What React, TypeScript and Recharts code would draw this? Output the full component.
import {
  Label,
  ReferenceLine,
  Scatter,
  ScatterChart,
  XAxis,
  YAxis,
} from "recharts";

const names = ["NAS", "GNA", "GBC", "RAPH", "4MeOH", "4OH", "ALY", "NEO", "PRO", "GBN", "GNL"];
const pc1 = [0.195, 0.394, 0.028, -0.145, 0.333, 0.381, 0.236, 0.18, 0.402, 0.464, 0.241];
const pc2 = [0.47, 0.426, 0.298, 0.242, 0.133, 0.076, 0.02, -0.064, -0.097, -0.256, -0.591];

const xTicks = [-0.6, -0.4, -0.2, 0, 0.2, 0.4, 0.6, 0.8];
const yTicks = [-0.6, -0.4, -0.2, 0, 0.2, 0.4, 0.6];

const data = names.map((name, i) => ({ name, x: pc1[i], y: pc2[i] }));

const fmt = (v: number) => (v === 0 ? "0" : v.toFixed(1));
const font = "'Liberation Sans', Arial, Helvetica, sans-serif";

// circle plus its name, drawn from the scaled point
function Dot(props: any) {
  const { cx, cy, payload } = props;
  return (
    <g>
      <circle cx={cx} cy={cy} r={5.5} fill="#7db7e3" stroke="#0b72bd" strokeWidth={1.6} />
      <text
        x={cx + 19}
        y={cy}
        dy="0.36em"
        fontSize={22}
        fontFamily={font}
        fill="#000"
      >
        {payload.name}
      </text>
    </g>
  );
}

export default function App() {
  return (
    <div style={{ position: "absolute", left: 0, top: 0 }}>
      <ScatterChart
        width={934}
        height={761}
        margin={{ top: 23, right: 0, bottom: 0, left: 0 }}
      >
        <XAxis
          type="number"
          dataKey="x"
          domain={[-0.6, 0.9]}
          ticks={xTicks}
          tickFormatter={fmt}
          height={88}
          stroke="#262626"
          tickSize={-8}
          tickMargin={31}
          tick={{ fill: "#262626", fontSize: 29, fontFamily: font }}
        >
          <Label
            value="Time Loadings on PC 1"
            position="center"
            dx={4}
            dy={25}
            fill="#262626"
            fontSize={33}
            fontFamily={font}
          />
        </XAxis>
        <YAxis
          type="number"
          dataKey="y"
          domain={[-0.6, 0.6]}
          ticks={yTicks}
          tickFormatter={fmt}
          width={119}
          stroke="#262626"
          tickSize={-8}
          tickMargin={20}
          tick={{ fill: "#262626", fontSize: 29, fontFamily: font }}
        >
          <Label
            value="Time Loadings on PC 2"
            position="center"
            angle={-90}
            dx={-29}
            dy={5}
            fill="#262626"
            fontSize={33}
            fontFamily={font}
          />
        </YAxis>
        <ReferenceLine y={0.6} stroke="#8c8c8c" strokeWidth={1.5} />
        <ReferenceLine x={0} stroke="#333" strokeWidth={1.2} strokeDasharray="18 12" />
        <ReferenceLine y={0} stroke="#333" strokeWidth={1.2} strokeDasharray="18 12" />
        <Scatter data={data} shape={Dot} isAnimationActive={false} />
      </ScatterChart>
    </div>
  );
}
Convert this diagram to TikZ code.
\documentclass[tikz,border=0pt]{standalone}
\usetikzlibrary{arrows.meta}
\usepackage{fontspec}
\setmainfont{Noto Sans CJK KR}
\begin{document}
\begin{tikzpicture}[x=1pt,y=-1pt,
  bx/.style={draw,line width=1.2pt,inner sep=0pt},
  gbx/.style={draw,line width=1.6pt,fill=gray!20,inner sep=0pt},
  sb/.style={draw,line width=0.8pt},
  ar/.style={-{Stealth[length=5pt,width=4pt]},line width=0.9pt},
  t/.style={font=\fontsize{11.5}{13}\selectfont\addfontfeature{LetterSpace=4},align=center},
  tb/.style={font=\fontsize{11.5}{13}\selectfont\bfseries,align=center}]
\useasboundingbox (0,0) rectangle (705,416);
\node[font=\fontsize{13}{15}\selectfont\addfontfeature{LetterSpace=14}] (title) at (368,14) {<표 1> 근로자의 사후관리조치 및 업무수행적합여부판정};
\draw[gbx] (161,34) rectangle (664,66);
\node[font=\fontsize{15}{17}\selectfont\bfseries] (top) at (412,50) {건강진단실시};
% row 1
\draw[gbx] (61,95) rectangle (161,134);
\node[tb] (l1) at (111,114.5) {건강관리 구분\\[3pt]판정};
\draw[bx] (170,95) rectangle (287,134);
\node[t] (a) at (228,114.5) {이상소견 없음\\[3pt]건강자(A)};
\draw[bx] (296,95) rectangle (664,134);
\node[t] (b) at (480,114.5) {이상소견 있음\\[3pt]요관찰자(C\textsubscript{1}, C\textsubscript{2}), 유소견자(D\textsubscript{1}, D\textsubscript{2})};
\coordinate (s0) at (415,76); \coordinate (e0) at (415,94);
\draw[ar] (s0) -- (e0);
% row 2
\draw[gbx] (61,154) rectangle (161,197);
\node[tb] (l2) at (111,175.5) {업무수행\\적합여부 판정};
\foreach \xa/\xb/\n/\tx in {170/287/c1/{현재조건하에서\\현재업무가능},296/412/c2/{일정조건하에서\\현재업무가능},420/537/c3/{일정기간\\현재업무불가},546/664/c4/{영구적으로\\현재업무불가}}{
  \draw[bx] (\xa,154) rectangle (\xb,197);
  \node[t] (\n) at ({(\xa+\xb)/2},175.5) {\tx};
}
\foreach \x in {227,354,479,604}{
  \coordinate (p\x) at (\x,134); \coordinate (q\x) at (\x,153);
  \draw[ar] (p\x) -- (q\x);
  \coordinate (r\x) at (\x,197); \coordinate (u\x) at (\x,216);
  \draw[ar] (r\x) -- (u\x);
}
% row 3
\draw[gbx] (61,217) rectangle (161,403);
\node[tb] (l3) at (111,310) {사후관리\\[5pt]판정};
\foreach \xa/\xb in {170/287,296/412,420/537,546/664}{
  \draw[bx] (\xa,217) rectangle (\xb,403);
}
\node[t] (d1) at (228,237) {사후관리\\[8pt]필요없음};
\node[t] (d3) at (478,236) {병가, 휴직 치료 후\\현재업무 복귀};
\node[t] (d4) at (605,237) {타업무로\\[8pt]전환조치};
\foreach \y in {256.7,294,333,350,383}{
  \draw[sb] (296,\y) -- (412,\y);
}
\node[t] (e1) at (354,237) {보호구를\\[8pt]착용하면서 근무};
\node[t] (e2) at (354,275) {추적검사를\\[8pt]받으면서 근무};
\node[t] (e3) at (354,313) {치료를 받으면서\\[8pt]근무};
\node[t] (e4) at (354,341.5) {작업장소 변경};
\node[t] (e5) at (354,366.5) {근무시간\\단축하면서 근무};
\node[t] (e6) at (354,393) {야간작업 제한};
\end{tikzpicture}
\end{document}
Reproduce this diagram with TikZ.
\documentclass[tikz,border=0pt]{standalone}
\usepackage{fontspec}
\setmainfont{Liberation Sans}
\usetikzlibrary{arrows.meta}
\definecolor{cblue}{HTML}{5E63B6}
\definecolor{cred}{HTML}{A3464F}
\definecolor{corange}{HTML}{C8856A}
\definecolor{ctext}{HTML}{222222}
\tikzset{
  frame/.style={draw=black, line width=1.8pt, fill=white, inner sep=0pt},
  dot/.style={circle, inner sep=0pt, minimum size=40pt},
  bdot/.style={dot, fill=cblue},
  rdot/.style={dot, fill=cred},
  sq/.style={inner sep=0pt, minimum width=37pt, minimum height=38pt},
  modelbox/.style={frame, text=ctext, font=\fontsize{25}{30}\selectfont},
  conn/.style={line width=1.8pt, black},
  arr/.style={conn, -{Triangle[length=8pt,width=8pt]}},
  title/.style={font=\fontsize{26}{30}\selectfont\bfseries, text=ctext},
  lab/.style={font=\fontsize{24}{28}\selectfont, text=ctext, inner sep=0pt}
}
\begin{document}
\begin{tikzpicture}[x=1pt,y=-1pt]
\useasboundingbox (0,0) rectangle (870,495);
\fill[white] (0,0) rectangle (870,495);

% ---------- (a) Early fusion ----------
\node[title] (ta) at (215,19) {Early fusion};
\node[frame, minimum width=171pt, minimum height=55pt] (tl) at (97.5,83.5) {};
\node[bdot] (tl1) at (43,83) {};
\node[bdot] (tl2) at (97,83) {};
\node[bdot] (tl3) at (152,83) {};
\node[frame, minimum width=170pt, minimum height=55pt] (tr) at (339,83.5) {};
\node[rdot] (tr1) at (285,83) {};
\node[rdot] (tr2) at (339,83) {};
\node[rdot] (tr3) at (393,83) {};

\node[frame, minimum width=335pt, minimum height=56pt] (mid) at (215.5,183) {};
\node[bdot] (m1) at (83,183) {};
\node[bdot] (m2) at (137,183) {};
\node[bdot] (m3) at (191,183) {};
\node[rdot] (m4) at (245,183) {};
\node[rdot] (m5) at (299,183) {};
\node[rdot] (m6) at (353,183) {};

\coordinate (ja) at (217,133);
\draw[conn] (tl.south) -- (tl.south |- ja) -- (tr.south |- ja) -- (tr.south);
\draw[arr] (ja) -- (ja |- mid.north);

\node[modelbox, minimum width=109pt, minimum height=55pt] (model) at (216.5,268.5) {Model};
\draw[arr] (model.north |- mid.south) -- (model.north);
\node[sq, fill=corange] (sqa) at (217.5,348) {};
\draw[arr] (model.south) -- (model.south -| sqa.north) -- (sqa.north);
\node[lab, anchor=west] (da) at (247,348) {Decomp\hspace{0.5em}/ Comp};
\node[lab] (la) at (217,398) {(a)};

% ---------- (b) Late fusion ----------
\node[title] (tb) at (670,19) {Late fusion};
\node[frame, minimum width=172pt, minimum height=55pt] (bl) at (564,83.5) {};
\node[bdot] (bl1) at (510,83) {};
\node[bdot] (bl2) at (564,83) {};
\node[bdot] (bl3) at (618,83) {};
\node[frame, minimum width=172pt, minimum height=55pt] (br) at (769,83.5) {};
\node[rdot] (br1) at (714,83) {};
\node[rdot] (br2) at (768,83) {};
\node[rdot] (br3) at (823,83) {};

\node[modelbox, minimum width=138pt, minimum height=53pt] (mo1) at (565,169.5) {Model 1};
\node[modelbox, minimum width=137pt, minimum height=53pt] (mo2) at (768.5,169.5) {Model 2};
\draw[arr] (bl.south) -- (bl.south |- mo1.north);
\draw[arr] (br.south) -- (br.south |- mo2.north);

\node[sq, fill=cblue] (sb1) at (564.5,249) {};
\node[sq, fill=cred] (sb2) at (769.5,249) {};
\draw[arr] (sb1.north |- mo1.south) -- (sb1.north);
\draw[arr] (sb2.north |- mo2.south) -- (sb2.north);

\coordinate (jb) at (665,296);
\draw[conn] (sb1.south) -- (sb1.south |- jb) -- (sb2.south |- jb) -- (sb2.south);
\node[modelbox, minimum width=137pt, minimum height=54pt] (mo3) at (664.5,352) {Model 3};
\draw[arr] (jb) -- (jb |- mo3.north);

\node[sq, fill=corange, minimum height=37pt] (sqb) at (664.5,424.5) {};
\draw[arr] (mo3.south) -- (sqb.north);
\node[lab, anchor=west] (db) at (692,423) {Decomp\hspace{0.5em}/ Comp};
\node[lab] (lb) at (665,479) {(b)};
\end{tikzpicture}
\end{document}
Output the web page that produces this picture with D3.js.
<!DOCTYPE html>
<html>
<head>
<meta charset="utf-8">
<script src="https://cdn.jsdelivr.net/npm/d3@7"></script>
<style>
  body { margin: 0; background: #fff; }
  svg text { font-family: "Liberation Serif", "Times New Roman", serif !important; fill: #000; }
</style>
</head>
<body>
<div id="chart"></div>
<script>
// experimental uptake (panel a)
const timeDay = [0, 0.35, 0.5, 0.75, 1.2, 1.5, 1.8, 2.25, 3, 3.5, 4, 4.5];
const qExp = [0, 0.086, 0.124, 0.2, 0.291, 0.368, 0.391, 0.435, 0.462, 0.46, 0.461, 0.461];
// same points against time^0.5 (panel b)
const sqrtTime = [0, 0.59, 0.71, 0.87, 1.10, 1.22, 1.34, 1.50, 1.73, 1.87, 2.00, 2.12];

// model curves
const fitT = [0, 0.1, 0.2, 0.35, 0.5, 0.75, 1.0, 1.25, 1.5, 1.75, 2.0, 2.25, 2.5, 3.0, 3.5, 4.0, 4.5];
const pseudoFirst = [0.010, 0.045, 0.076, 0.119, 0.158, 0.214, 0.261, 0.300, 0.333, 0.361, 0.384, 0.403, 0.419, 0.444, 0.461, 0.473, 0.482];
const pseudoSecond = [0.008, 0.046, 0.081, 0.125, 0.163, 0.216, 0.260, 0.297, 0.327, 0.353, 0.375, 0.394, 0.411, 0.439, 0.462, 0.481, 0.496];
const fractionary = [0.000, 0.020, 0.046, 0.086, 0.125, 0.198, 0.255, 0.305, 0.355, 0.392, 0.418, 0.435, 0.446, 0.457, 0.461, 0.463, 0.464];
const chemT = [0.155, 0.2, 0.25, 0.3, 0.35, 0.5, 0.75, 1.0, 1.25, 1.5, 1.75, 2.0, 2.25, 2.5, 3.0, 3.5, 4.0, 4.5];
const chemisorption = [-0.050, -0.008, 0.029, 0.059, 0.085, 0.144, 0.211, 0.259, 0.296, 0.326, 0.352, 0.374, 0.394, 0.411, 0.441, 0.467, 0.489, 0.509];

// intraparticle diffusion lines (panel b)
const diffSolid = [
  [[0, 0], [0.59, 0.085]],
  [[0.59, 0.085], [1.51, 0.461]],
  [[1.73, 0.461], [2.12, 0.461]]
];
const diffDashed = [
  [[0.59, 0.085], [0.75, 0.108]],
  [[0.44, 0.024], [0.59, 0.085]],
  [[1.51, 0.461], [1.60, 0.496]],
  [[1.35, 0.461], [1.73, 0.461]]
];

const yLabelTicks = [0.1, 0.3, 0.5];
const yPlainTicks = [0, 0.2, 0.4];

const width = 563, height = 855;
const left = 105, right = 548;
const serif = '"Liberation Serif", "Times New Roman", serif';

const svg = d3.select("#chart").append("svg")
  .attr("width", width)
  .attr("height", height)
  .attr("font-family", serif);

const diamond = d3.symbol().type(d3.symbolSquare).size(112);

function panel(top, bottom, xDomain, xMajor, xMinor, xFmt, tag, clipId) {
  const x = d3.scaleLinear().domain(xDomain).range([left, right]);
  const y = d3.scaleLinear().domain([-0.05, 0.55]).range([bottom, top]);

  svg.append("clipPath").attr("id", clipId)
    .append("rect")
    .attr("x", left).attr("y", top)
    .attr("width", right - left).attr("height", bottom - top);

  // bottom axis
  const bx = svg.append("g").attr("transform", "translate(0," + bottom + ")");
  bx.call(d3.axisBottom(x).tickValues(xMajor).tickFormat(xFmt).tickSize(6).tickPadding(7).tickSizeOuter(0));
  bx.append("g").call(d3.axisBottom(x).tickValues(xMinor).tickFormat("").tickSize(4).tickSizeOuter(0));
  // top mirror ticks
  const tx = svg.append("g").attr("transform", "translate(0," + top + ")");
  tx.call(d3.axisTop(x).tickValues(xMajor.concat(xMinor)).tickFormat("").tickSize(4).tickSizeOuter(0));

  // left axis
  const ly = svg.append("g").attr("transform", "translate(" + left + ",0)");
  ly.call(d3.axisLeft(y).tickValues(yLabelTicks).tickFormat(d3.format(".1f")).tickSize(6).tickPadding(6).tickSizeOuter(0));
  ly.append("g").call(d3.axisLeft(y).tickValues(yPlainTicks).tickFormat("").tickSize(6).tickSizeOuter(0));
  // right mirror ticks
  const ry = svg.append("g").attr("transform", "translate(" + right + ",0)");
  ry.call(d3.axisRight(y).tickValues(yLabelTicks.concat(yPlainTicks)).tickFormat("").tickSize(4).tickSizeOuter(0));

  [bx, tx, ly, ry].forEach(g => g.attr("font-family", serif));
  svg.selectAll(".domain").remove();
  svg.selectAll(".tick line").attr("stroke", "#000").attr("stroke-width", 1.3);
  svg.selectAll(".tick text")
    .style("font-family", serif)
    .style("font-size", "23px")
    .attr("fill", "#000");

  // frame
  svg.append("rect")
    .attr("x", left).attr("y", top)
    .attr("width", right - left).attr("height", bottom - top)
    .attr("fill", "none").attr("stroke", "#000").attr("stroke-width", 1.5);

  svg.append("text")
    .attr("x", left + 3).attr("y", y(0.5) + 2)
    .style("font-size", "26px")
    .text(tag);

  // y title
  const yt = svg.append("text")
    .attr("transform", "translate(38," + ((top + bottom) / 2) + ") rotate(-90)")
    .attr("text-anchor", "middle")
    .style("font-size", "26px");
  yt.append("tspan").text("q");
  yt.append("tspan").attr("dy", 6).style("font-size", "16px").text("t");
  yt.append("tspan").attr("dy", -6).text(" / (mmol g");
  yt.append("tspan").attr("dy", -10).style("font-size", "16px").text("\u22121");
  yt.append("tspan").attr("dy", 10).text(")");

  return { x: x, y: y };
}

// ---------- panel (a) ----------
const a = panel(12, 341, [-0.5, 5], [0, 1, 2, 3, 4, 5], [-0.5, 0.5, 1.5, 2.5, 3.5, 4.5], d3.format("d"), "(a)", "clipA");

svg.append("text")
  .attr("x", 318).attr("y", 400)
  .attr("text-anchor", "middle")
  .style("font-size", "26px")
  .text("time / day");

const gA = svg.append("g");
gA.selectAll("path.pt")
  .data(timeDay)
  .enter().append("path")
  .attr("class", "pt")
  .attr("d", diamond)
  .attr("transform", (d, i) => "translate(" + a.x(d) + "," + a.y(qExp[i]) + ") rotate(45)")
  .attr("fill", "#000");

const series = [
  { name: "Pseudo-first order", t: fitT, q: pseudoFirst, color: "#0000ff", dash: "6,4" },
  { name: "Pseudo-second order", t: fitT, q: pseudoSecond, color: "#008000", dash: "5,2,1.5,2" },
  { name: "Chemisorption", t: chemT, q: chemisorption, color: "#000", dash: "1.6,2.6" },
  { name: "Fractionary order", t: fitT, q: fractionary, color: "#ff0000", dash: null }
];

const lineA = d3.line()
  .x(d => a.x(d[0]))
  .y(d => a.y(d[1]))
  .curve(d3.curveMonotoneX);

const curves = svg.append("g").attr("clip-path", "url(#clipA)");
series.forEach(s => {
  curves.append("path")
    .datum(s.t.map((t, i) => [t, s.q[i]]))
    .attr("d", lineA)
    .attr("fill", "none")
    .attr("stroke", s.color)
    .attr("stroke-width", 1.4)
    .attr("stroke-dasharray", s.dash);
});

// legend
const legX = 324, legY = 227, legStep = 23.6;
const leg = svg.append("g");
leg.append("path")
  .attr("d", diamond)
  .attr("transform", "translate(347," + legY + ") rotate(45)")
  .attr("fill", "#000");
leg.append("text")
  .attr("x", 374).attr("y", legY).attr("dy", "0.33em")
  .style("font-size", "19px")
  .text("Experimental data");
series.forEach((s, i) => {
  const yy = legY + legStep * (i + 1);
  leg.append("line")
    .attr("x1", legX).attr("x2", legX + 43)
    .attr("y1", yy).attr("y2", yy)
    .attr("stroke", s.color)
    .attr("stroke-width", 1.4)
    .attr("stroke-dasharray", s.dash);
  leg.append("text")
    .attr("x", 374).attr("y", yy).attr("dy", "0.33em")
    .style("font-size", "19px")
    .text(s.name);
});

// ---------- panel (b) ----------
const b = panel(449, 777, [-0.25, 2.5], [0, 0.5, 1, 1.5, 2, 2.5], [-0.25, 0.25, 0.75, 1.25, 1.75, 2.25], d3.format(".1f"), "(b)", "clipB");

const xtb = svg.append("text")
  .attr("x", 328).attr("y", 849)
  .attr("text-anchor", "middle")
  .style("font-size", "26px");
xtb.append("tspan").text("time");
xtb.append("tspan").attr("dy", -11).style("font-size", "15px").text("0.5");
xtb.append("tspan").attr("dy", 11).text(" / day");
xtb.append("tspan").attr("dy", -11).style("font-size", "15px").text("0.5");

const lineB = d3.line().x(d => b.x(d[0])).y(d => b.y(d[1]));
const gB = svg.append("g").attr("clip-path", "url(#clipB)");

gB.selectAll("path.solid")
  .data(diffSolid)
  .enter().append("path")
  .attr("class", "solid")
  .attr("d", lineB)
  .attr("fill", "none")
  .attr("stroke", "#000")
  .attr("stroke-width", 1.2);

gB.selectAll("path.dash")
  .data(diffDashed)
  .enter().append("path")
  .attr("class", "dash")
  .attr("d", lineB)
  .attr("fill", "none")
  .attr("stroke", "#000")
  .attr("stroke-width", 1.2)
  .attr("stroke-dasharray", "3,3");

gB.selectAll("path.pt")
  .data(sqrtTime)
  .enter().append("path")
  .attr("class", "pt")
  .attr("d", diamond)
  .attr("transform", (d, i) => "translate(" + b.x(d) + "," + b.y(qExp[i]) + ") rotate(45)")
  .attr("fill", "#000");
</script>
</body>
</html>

-=-=-

◆ Given problem ◆
Give again the lines from the one with "Output the web" to the one with "1.87, 2.00, 2.12];", both lines included, exactly and with no other line.

◆ Task answer ◆
Output the web page that produces this picture with D3.js.
<!DOCTYPE html>
<html>
<head>
<meta charset="utf-8">
<script src="https://cdn.jsdelivr.net/npm/d3@7"></script>
<style>
  body { margin: 0; background: #fff; }
  svg text { font-family: "Liberation Serif", "Times New Roman", serif !important; fill: #000; }
</style>
</head>
<body>
<div id="chart"></div>
<script>
// experimental uptake (panel a)
const timeDay = [0, 0.35, 0.5, 0.75, 1.2, 1.5, 1.8, 2.25, 3, 3.5, 4, 4.5];
const qExp = [0, 0.086, 0.124, 0.2, 0.291, 0.368, 0.391, 0.435, 0.462, 0.46, 0.461, 0.461];
// same points against time^0.5 (panel b)
const sqrtTime = [0, 0.59, 0.71, 0.87, 1.10, 1.22, 1.34, 1.50, 1.73, 1.87, 2.00, 2.12];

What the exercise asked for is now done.